Leave out the pictures; transcribe all else exactly.

━━━━━ Data provided

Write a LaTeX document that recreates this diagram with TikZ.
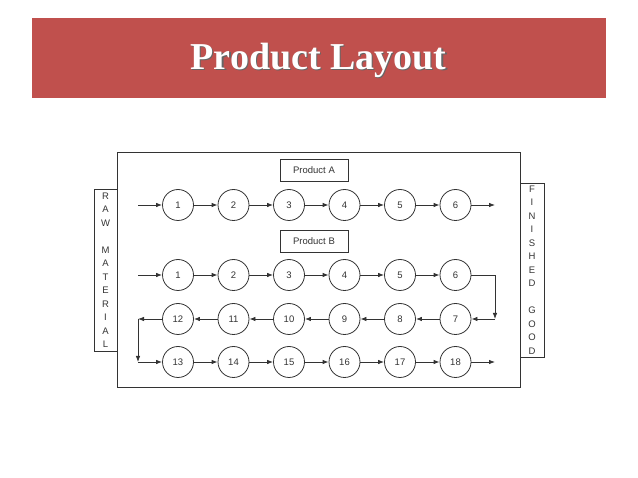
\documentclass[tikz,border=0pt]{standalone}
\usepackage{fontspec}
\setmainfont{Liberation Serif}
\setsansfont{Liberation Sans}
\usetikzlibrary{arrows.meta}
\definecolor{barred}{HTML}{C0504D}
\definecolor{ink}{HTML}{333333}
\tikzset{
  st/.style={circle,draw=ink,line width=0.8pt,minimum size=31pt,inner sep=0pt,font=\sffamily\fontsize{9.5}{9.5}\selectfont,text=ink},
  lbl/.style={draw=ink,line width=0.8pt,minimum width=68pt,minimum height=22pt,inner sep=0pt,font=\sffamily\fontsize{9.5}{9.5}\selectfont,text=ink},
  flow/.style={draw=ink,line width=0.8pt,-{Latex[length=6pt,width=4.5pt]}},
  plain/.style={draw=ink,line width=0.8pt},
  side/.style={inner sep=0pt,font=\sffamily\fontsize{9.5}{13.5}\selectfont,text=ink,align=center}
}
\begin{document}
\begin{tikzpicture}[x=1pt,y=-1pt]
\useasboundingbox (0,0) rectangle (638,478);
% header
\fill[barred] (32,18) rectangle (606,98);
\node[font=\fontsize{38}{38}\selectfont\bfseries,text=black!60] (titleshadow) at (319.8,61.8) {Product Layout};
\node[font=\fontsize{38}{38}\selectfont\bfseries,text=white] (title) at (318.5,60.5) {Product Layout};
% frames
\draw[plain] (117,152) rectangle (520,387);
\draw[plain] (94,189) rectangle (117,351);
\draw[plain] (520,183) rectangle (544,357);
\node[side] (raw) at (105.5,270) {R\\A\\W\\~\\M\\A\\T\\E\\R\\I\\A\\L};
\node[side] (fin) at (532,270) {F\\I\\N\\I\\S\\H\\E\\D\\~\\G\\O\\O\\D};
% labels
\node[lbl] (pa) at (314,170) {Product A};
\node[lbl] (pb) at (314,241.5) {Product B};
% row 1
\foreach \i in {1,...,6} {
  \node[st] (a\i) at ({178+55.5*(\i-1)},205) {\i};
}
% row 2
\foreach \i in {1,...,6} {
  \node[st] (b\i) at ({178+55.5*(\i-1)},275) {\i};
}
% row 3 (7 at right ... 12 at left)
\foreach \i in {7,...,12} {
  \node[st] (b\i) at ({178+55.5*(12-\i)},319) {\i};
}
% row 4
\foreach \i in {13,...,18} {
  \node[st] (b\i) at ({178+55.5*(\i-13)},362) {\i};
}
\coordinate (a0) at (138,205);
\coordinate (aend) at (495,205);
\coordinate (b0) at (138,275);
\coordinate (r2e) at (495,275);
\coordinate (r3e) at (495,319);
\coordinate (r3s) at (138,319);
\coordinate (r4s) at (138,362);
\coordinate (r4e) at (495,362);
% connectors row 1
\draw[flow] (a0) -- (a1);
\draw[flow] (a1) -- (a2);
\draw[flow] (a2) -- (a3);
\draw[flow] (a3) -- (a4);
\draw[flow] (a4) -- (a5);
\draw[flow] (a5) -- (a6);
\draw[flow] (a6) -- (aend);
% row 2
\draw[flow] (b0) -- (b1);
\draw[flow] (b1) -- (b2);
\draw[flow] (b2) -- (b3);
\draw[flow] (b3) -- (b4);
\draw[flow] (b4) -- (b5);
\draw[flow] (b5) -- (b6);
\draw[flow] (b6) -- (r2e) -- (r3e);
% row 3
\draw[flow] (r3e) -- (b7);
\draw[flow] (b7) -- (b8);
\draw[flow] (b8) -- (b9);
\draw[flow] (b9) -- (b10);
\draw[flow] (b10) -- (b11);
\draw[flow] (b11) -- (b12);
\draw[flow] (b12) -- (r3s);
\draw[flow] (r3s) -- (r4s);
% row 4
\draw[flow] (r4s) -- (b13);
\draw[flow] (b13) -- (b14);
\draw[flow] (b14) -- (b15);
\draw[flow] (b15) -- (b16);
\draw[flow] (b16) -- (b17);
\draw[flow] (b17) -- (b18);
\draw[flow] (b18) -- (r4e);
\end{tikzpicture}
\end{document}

━━━━━━━━━━

- Right answer:
Write a LaTeX document that recreates this diagram with TikZ.
\documentclass[tikz,border=0pt]{standalone}
\usepackage{fontspec}
\setmainfont{Liberation Serif}
\setsansfont{Liberation Sans}
\usetikzlibrary{arrows.meta}
\definecolor{barred}{HTML}{C0504D}
\definecolor{ink}{HTML}{333333}
\tikzset{
  st/.style={circle,draw=ink,line width=0.8pt,minimum size=31pt,inner sep=0pt,font=\sffamily\fontsize{9.5}{9.5}\selectfont,text=ink},
  lbl/.style={draw=ink,line width=0.8pt,minimum width=68pt,minimum height=22pt,inner sep=0pt,font=\sffamily\fontsize{9.5}{9.5}\selectfont,text=ink},
  flow/.style={draw=ink,line width=0.8pt,-{Latex[length=6pt,width=4.5pt]}},
  plain/.style={draw=ink,line width=0.8pt},
  side/.style={inner sep=0pt,font=\sffamily\fontsize{9.5}{13.5}\selectfont,text=ink,align=center}
}
\begin{document}
\begin{tikzpicture}[x=1pt,y=-1pt]
\useasboundingbox (0,0) rectangle (638,478);
% header
\fill[barred] (32,18) rectangle (606,98);
\node[font=\fontsize{38}{38}\selectfont\bfseries,text=black!60] (titleshadow) at (319.8,61.8) {Product Layout};
\node[font=\fontsize{38}{38}\selectfont\bfseries,text=white] (title) at (318.5,60.5) {Product Layout};
% frames
\draw[plain] (117,152) rectangle (520,387);
\draw[plain] (94,189) rectangle (117,351);
\draw[plain] (520,183) rectangle (544,357);
\node[side] (raw) at (105.5,270) {R\\A\\W\\~\\M\\A\\T\\E\\R\\I\\A\\L};
\node[side] (fin) at (532,270) {F\\I\\N\\I\\S\\H\\E\\D\\~\\G\\O\\O\\D};
% labels
\node[lbl] (pa) at (314,170) {Product A};
\node[lbl] (pb) at (314,241.5) {Product B};
% row 1
\foreach \i in {1,...,6} {
  \node[st] (a\i) at ({178+55.5*(\i-1)},205) {\i};
}
% row 2
\foreach \i in {1,...,6} {
  \node[st] (b\i) at ({178+55.5*(\i-1)},275) {\i};
}
% row 3 (7 at right ... 12 at left)
\foreach \i in {7,...,12} {
  \node[st] (b\i) at ({178+55.5*(12-\i)},319) {\i};
}
% row 4
\foreach \i in {13,...,18} {
  \node[st] (b\i) at ({178+55.5*(\i-13)},362) {\i};
}
\coordinate (a0) at (138,205);
\coordinate (aend) at (495,205);
\coordinate (b0) at (138,275);
\coordinate (r2e) at (495,275);
\coordinate (r3e) at (495,319);
\coordinate (r3s) at (138,319);
\coordinate (r4s) at (138,362);
\coordinate (r4e) at (495,362);
% connectors row 1
\draw[flow] (a0) -- (a1);
\draw[flow] (a1) -- (a2);
\draw[flow] (a2) -- (a3);
\draw[flow] (a3) -- (a4);
\draw[flow] (a4) -- (a5);
\draw[flow] (a5) -- (a6);
\draw[flow] (a6) -- (aend);
% row 2
\draw[flow] (b0) -- (b1);
\draw[flow] (b1) -- (b2);
\draw[flow] (b2) -- (b3);
\draw[flow] (b3) -- (b4);
\draw[flow] (b4) -- (b5);
\draw[flow] (b5) -- (b6);
\draw[flow] (b6) -- (r2e) -- (r3e);
% row 3
\draw[flow] (r3e) -- (b7);
\draw[flow] (b7) -- (b8);
\draw[flow] (b8) -- (b9);
\draw[flow] (b9) -- (b10);
\draw[flow] (b10) -- (b11);
\draw[flow] (b11) -- (b12);
\draw[flow] (b12) -- (r3s);
\draw[flow] (r3s) -- (r4s);
% row 4
\draw[flow] (r4s) -- (b13);
\draw[flow] (b13) -- (b14);
\draw[flow] (b14) -- (b15);
\draw[flow] (b15) -- (b16);
\draw[flow] (b16) -- (b17);
\draw[flow] (b17) -- (b18);
\draw[flow] (b18) -- (r4e);
\end{tikzpicture}
\end{document}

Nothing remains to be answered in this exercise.